Copy the records below exactly, starting at the line that contains "Write a Python" and ending at the line that contains "ax = fig.add_axes([262"; leave out any pictures.

(Source code of charts)
┌────────

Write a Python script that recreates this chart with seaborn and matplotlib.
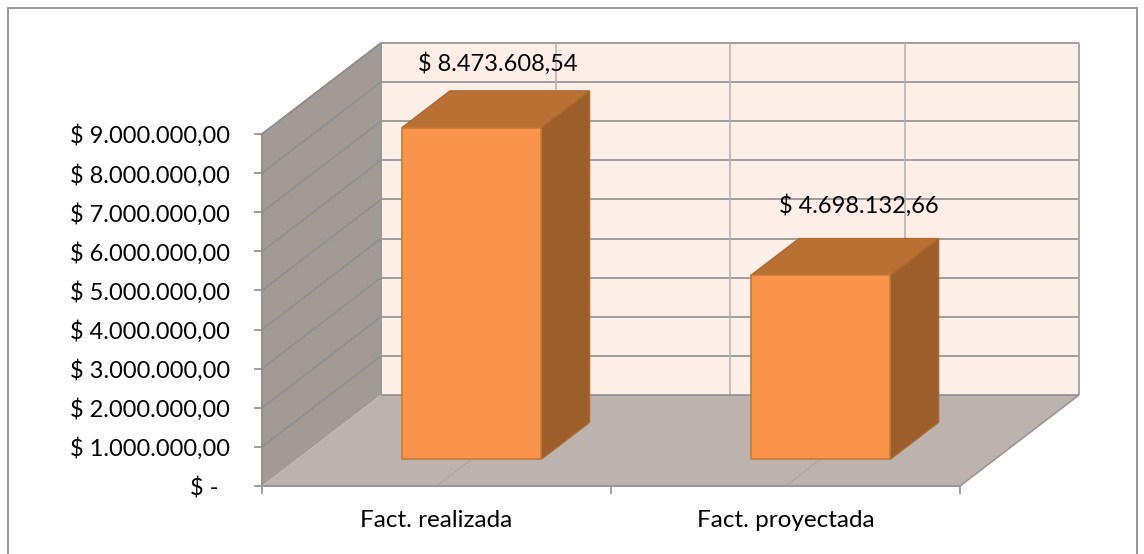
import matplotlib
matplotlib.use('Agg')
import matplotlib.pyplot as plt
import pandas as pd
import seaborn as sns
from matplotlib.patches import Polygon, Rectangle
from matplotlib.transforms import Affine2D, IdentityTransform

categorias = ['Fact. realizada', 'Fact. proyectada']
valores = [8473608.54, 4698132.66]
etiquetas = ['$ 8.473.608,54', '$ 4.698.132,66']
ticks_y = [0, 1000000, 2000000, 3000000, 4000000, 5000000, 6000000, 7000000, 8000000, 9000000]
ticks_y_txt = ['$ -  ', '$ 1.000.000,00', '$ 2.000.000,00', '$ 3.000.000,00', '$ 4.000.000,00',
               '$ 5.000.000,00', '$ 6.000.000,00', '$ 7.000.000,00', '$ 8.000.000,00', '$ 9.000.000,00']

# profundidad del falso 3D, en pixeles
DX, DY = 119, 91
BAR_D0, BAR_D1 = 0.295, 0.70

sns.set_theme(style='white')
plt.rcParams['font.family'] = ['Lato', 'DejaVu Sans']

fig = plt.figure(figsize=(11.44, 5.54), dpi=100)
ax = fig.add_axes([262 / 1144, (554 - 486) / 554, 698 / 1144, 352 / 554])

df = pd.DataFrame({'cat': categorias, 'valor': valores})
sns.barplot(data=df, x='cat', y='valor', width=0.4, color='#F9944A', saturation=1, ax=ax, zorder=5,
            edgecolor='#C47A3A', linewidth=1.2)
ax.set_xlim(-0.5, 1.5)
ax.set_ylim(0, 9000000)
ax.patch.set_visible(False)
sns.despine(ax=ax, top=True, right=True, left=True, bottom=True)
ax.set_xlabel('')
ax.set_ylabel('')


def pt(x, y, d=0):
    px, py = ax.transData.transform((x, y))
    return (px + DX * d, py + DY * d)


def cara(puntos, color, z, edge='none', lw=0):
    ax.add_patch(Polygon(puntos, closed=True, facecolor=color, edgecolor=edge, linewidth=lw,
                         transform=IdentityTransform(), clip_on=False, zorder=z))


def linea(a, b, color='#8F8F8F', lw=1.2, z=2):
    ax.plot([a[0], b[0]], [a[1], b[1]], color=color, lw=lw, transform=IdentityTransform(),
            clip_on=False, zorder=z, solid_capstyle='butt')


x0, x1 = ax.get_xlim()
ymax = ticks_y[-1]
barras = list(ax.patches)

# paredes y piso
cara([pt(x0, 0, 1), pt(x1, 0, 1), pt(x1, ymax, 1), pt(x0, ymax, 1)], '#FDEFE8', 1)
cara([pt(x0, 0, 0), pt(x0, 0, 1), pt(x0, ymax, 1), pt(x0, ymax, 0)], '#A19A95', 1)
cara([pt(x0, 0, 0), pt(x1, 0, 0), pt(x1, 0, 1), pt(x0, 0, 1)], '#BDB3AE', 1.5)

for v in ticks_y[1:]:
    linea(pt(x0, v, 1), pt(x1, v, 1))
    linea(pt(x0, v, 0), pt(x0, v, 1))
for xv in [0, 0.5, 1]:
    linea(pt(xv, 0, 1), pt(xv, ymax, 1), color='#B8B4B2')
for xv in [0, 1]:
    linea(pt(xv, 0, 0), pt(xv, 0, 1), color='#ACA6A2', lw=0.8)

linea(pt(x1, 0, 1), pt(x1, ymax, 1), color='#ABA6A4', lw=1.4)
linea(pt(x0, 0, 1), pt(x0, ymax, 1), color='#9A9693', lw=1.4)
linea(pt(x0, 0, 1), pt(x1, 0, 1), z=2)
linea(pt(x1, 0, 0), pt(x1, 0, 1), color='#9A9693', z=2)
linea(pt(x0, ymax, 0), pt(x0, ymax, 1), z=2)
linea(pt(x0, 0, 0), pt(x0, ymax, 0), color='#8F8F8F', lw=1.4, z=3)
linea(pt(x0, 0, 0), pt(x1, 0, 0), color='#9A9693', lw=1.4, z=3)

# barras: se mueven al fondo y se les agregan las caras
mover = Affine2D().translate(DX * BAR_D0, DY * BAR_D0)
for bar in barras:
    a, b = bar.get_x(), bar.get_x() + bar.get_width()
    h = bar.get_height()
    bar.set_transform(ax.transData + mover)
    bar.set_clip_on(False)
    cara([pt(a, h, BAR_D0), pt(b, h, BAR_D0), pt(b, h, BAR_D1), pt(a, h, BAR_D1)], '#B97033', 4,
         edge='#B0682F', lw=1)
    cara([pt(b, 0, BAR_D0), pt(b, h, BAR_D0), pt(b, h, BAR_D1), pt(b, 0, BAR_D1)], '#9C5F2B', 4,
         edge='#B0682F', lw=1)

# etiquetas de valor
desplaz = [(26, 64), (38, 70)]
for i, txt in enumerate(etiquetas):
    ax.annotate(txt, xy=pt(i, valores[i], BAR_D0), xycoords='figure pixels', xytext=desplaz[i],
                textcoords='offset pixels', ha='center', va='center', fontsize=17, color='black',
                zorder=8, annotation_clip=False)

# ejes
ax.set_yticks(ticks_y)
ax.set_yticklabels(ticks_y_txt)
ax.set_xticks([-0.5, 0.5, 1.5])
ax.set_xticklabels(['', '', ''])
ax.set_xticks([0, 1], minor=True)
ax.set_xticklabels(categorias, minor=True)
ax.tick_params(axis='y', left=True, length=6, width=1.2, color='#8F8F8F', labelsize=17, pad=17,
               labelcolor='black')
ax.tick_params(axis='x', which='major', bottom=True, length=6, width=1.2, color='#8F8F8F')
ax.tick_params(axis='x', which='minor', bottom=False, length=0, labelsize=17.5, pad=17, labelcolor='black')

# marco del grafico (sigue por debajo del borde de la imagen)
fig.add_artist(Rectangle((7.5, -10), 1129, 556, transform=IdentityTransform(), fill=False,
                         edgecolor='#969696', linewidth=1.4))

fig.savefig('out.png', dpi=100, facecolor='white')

└────────
┌────────

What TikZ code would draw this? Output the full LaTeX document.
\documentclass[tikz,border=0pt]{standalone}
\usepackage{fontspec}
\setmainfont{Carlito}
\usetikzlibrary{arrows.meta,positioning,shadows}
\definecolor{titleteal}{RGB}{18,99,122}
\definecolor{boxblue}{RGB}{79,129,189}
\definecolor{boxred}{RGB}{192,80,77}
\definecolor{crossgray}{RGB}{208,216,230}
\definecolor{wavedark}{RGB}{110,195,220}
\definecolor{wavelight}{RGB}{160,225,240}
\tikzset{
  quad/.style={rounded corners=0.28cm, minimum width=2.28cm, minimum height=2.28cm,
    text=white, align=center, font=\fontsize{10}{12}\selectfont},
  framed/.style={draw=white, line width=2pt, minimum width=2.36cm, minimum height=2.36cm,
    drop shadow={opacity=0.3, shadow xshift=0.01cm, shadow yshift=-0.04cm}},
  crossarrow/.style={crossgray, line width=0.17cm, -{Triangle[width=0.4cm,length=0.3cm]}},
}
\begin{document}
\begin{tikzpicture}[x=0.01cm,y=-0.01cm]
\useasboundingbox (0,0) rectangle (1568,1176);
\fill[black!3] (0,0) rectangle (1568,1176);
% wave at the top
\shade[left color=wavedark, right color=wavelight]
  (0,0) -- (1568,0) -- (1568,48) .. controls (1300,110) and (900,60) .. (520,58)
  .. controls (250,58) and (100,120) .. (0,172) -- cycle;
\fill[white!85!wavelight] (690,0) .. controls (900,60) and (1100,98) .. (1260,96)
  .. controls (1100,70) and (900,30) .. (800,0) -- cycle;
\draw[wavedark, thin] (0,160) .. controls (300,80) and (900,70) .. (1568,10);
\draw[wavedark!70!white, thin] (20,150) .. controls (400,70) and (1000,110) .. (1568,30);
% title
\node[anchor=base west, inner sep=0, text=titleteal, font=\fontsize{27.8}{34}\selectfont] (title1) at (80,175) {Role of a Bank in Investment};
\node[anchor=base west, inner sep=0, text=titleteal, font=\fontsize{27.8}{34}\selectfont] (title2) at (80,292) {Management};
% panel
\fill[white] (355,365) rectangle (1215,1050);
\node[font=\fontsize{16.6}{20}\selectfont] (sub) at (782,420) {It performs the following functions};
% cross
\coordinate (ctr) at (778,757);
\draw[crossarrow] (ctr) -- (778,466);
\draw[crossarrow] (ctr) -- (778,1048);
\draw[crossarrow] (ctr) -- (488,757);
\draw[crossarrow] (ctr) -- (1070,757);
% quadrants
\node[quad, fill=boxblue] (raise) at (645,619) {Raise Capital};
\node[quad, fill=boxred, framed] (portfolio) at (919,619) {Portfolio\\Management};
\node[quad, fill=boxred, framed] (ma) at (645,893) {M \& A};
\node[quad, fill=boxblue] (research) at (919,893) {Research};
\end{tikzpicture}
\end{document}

└────────

▶ [Full response]:
Write a Python script that recreates this chart with seaborn and matplotlib.
import matplotlib
matplotlib.use('Agg')
import matplotlib.pyplot as plt
import pandas as pd
import seaborn as sns
from matplotlib.patches import Polygon, Rectangle
from matplotlib.transforms import Affine2D, IdentityTransform

categorias = ['Fact. realizada', 'Fact. proyectada']
valores = [8473608.54, 4698132.66]
etiquetas = ['$ 8.473.608,54', '$ 4.698.132,66']
ticks_y = [0, 1000000, 2000000, 3000000, 4000000, 5000000, 6000000, 7000000, 8000000, 9000000]
ticks_y_txt = ['$ -  ', '$ 1.000.000,00', '$ 2.000.000,00', '$ 3.000.000,00', '$ 4.000.000,00',
               '$ 5.000.000,00', '$ 6.000.000,00', '$ 7.000.000,00', '$ 8.000.000,00', '$ 9.000.000,00']

# profundidad del falso 3D, en pixeles
DX, DY = 119, 91
BAR_D0, BAR_D1 = 0.295, 0.70

sns.set_theme(style='white')
plt.rcParams['font.family'] = ['Lato', 'DejaVu Sans']

fig = plt.figure(figsize=(11.44, 5.54), dpi=100)
ax = fig.add_axes([262 / 1144, (554 - 486) / 554, 698 / 1144, 352 / 554])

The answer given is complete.